[BEGIN]

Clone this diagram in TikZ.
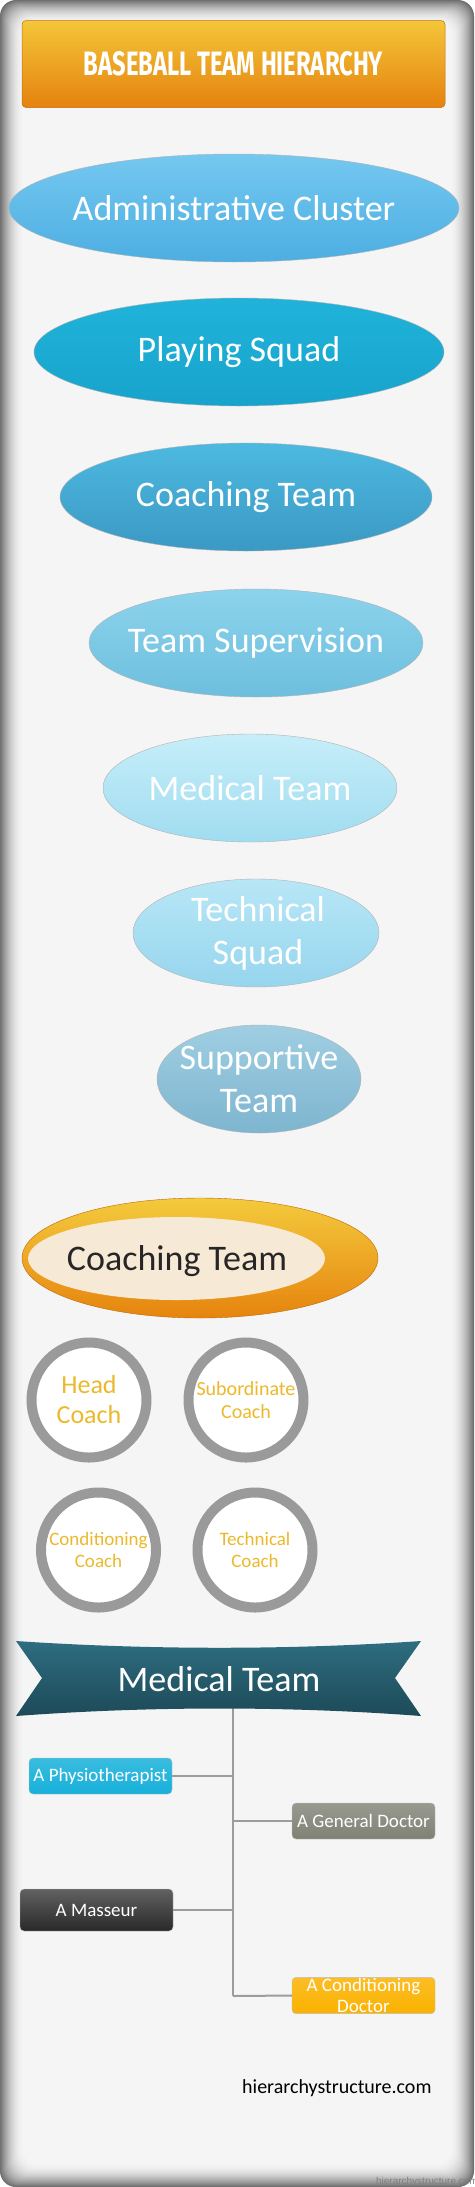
\documentclass[tikz,border=0pt]{standalone}
\usepackage{graphicx}
\usepackage{fontspec}
\setmainfont{Carlito}
\newfontfamily\titlefont{Fira Sans}
\newfontfamily\wmfont{Liberation Sans}
\usetikzlibrary{shapes.geometric}

\definecolor{titletop}{HTML}{F4C638}
\definecolor{titlebot}{HTML}{E5820F}
\definecolor{admintop}{HTML}{74C8F0}
\definecolor{adminbot}{HTML}{4DAEE2}
\definecolor{playtop}{HTML}{20B3DA}
\definecolor{playbot}{HTML}{17A3CC}
\definecolor{coachtop}{HTML}{4DB9E0}
\definecolor{coachbot}{HTML}{3B99C4}
\definecolor{supertop}{HTML}{8CD3EC}
\definecolor{superbot}{HTML}{6DBFDE}
\definecolor{medtop}{HTML}{C6EEF9}
\definecolor{medbot}{HTML}{A0DCF0}
\definecolor{techtop}{HTML}{B8E7F6}
\definecolor{techbot}{HTML}{96D5EE}
\definecolor{supptop}{HTML}{9FCEE2}
\definecolor{suppbot}{HTML}{7EB5CF}
\definecolor{orangetop}{HTML}{F4CA3C}
\definecolor{orangebot}{HTML}{E6840E}
\definecolor{cream}{HTML}{F6EAD6}
\definecolor{ringgray}{HTML}{9A9A9A}
\definecolor{goldtext}{HTML}{EBB92B}
\definecolor{bannertop}{HTML}{2E6D80}
\definecolor{bannerbot}{HTML}{1D4A58}
\definecolor{wiregray}{HTML}{9C9C9C}
\definecolor{physiocol}{HTML}{17B0DA}
\definecolor{gendoccol}{HTML}{808174}
\definecolor{masseurcol}{HTML}{3A3A3A}
\definecolor{conddoccol}{HTML}{FBB200}

\begin{document}
\begin{tikzpicture}[x=1pt,y=-1pt]
		\tikzset{bubble/.style = {ellipse, inner sep=0pt, minimum height=108pt, draw=black!30, line width=0.4pt}}
		\tikzset{bubbletext/.style = {text=white, align=center, font=\fontsize{36}{43}\selectfont}}
		\tikzset{ring/.style = {circle, draw=ringgray, line width=10pt, fill=white, minimum size=115pt, inner sep=0pt, text=goldtext, align=center}}
		\tikzset{staff/.style = {rectangle, rounded corners=4pt, minimum width=143pt, minimum height=36pt, inner sep=1pt, text=white, align=center, draw=black!25, line width=0.4pt, font=\fontsize{19}{21}\selectfont}}
		\tikzset{wire/.style = {wiregray, line width=2pt}}
		
		\useasboundingbox (0,0) rectangle (474,2187);
		
		% frame
		\foreach \i in {0,...,24} {
			\pgfmathsetmacro\lvl{4+52*(1-\i/24)^2}
			\fill[black!\lvl!white, rounded corners=16pt] (\i,\i) rectangle (474-\i,2187-\i);
		}
		
		\node[rectangle, rounded corners=4pt, minimum width=423pt, minimum height=87pt, top color=titletop, bottom color=titlebot, draw=titlebot!85!black, line width=0.5pt, text=white] (title) at (233.5,64) {\resizebox{299pt}{24pt}{\titlefont\bfseries BASEBALL TEAM HIERARCHY}};
		
		\node[bubble, minimum width=450pt, top color=admintop, bottom color=adminbot] (admin) at (234,208) {};
		\node[bubbletext] (admintxt) at (admin) {Administrative Cluster};
		\node[bubble, minimum width=410pt, top color=playtop, bottom color=playbot] (play) at (239,352) {};
		\node[bubbletext] (playtxt) at (play) {Playing Squad};
		\node[bubble, minimum width=372pt, top color=coachtop, bottom color=coachbot] (coach) at (246,497) {};
		\node[bubbletext] (coachtxt) at (coach) {Coaching Team};
		\node[bubble, minimum width=334pt, top color=supertop, bottom color=superbot] (super) at (256,643) {};
		\node[bubbletext] (supertxt) at (super) {Team Supervision};
		\node[bubble, minimum width=294pt, top color=medtop, bottom color=medbot] (med) at (250,788) {};
		\node[bubbletext] (medtxt) at (med) {Medical Team};
		\node[bubble, minimum width=246pt, top color=techtop, bottom color=techbot] (tech) at (256,933) {};
		\node[bubbletext] (techtxt) at (258,933) {Technical\\Squad};
		\node[bubble, minimum width=204pt, top color=supptop, bottom color=suppbot] (supp) at (259,1079) {};
		\node[bubbletext] (supptxt) at (supp) {Supportive\\Team};
		
		% coaching team
		\node[bubble, minimum width=356pt, minimum height=120pt, top color=orangetop, bottom color=orangebot, draw=orangebot!80!black] (coachhead) at (200,1258) {};
		\node[ellipse, fill=cream, minimum width=297pt, minimum height=83pt, inner sep=0pt] (coachin) at (176.5,1258.5) {};
		\node[text=black!85, font=\fontsize{36}{43}\selectfont] (coachintxt) at (177,1261) {Coaching Team};
		
		\node[ring, font=\fontsize{26}{30}\selectfont] (headc) at (89,1400) {Head\\Coach};
		\node[ring, font=\fontsize{20}{23}\selectfont] (subc) at (246,1400) {Subordinate\\Coach};
		\node[ring, font=\fontsize{19}{22}\selectfont] (condc) at (98.5,1550) {Conditioning\\Coach};
		\node[ring, font=\fontsize{19}{22}\selectfont] (techc) at (255,1550) {Technical\\Coach};
		
		% medical team
		\node[staff, top color=physiocol!85!white, bottom color=physiocol] (physio) at (100.5,1776) {A Physiotherapist};
		\node[staff, top color=gendoccol!80!white, bottom color=gendoccol] (gendoc) at (363.5,1821) {A General Doctor};
		\node[staff, minimum width=153pt, minimum height=42pt, top color=masseurcol!80!white, bottom color=masseurcol!70!black] (masseur) at (96.5,1910) {A Masseur};
		\node[staff, top color=conddoccol!85!white, bottom color=conddoccol] (conddoc) at (363.5,1995.5) {A Conditioning\\Doctor};
		
		\coordinate (trunktop) at (233,1706);
		\coordinate (trunkbot) at (233,1996);
		\draw[wire] (trunktop) -- (trunkbot);
		\draw[wire] (physio.east) -- (physio.east -| trunktop);
		\draw[wire] (gendoc.west) -- (gendoc.west -| trunktop);
		\draw[wire] (masseur.east) -- (masseur.east -| trunktop);
		\draw[wire] (conddoc.west) -- (trunkbot);
		
		\shade[top color=bannertop, bottom color=bannerbot] (16,1641) .. controls (150,1650) and (290,1650) .. (421,1641) -- (395,1678) -- (421,1716) .. controls (290,1706) and (150,1706) .. (16,1716) -- (42,1678) -- cycle;
		\node[text=white, font=\fontsize{36}{43}\selectfont] (banner) at (219,1679) {Medical Team};
		
		\node[anchor=east, font=\fontsize{20}{24}\selectfont] (site) at (435,2088) {hierarchystructure.com};
		\node[anchor=base east, inner sep=0pt, text=black!50, font=\wmfont\fontsize{10}{12}\selectfont] (mark) at (478,2184) {hierarchystructure.com};
\end{tikzpicture}
\end{document}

[END]

[Set exercise] Return the whole listing, word for word, and leave out every picture.

[Result of the exercise]
Clone this diagram in TikZ.
\documentclass[tikz,border=0pt]{standalone}
\usepackage{graphicx}
\usepackage{fontspec}
\setmainfont{Carlito}
\newfontfamily\titlefont{Fira Sans}
\newfontfamily\wmfont{Liberation Sans}
\usetikzlibrary{shapes.geometric}

\definecolor{titletop}{HTML}{F4C638}
\definecolor{titlebot}{HTML}{E5820F}
\definecolor{admintop}{HTML}{74C8F0}
\definecolor{adminbot}{HTML}{4DAEE2}
\definecolor{playtop}{HTML}{20B3DA}
\definecolor{playbot}{HTML}{17A3CC}
\definecolor{coachtop}{HTML}{4DB9E0}
\definecolor{coachbot}{HTML}{3B99C4}
\definecolor{supertop}{HTML}{8CD3EC}
\definecolor{superbot}{HTML}{6DBFDE}
\definecolor{medtop}{HTML}{C6EEF9}
\definecolor{medbot}{HTML}{A0DCF0}
\definecolor{techtop}{HTML}{B8E7F6}
\definecolor{techbot}{HTML}{96D5EE}
\definecolor{supptop}{HTML}{9FCEE2}
\definecolor{suppbot}{HTML}{7EB5CF}
\definecolor{orangetop}{HTML}{F4CA3C}
\definecolor{orangebot}{HTML}{E6840E}
\definecolor{cream}{HTML}{F6EAD6}
\definecolor{ringgray}{HTML}{9A9A9A}
\definecolor{goldtext}{HTML}{EBB92B}
\definecolor{bannertop}{HTML}{2E6D80}
\definecolor{bannerbot}{HTML}{1D4A58}
\definecolor{wiregray}{HTML}{9C9C9C}
\definecolor{physiocol}{HTML}{17B0DA}
\definecolor{gendoccol}{HTML}{808174}
\definecolor{masseurcol}{HTML}{3A3A3A}
\definecolor{conddoccol}{HTML}{FBB200}

\begin{document}
\begin{tikzpicture}[x=1pt,y=-1pt]
		\tikzset{bubble/.style = {ellipse, inner sep=0pt, minimum height=108pt, draw=black!30, line width=0.4pt}}
		\tikzset{bubbletext/.style = {text=white, align=center, font=\fontsize{36}{43}\selectfont}}
		\tikzset{ring/.style = {circle, draw=ringgray, line width=10pt, fill=white, minimum size=115pt, inner sep=0pt, text=goldtext, align=center}}
		\tikzset{staff/.style = {rectangle, rounded corners=4pt, minimum width=143pt, minimum height=36pt, inner sep=1pt, text=white, align=center, draw=black!25, line width=0.4pt, font=\fontsize{19}{21}\selectfont}}
		\tikzset{wire/.style = {wiregray, line width=2pt}}
		
		\useasboundingbox (0,0) rectangle (474,2187);
		
		% frame
		\foreach \i in {0,...,24} {
			\pgfmathsetmacro\lvl{4+52*(1-\i/24)^2}
			\fill[black!\lvl!white, rounded corners=16pt] (\i,\i) rectangle (474-\i,2187-\i);
		}
		
		\node[rectangle, rounded corners=4pt, minimum width=423pt, minimum height=87pt, top color=titletop, bottom color=titlebot, draw=titlebot!85!black, line width=0.5pt, text=white] (title) at (233.5,64) {\resizebox{299pt}{24pt}{\titlefont\bfseries BASEBALL TEAM HIERARCHY}};
		
		\node[bubble, minimum width=450pt, top color=admintop, bottom color=adminbot] (admin) at (234,208) {};
		\node[bubbletext] (admintxt) at (admin) {Administrative Cluster};
		\node[bubble, minimum width=410pt, top color=playtop, bottom color=playbot] (play) at (239,352) {};
		\node[bubbletext] (playtxt) at (play) {Playing Squad};
		\node[bubble, minimum width=372pt, top color=coachtop, bottom color=coachbot] (coach) at (246,497) {};
		\node[bubbletext] (coachtxt) at (coach) {Coaching Team};
		\node[bubble, minimum width=334pt, top color=supertop, bottom color=superbot] (super) at (256,643) {};
		\node[bubbletext] (supertxt) at (super) {Team Supervision};
		\node[bubble, minimum width=294pt, top color=medtop, bottom color=medbot] (med) at (250,788) {};
		\node[bubbletext] (medtxt) at (med) {Medical Team};
		\node[bubble, minimum width=246pt, top color=techtop, bottom color=techbot] (tech) at (256,933) {};
		\node[bubbletext] (techtxt) at (258,933) {Technical\\Squad};
		\node[bubble, minimum width=204pt, top color=supptop, bottom color=suppbot] (supp) at (259,1079) {};
		\node[bubbletext] (supptxt) at (supp) {Supportive\\Team};
		
		% coaching team
		\node[bubble, minimum width=356pt, minimum height=120pt, top color=orangetop, bottom color=orangebot, draw=orangebot!80!black] (coachhead) at (200,1258) {};
		\node[ellipse, fill=cream, minimum width=297pt, minimum height=83pt, inner sep=0pt] (coachin) at (176.5,1258.5) {};
		\node[text=black!85, font=\fontsize{36}{43}\selectfont] (coachintxt) at (177,1261) {Coaching Team};
		
		\node[ring, font=\fontsize{26}{30}\selectfont] (headc) at (89,1400) {Head\\Coach};
		\node[ring, font=\fontsize{20}{23}\selectfont] (subc) at (246,1400) {Subordinate\\Coach};
		\node[ring, font=\fontsize{19}{22}\selectfont] (condc) at (98.5,1550) {Conditioning\\Coach};
		\node[ring, font=\fontsize{19}{22}\selectfont] (techc) at (255,1550) {Technical\\Coach};
		
		% medical team
		\node[staff, top color=physiocol!85!white, bottom color=physiocol] (physio) at (100.5,1776) {A Physiotherapist};
		\node[staff, top color=gendoccol!80!white, bottom color=gendoccol] (gendoc) at (363.5,1821) {A General Doctor};
		\node[staff, minimum width=153pt, minimum height=42pt, top color=masseurcol!80!white, bottom color=masseurcol!70!black] (masseur) at (96.5,1910) {A Masseur};
		\node[staff, top color=conddoccol!85!white, bottom color=conddoccol] (conddoc) at (363.5,1995.5) {A Conditioning\\Doctor};
		
		\coordinate (trunktop) at (233,1706);
		\coordinate (trunkbot) at (233,1996);
		\draw[wire] (trunktop) -- (trunkbot);
		\draw[wire] (physio.east) -- (physio.east -| trunktop);
		\draw[wire] (gendoc.west) -- (gendoc.west -| trunktop);
		\draw[wire] (masseur.east) -- (masseur.east -| trunktop);
		\draw[wire] (conddoc.west) -- (trunkbot);
		
		\shade[top color=bannertop, bottom color=bannerbot] (16,1641) .. controls (150,1650) and (290,1650) .. (421,1641) -- (395,1678) -- (421,1716) .. controls (290,1706) and (150,1706) .. (16,1716) -- (42,1678) -- cycle;
		\node[text=white, font=\fontsize{36}{43}\selectfont] (banner) at (219,1679) {Medical Team};
		
		\node[anchor=east, font=\fontsize{20}{24}\selectfont] (site) at (435,2088) {hierarchystructure.com};
		\node[anchor=base east, inner sep=0pt, text=black!50, font=\wmfont\fontsize{10}{12}\selectfont] (mark) at (478,2184) {hierarchystructure.com};
\end{tikzpicture}
\end{document}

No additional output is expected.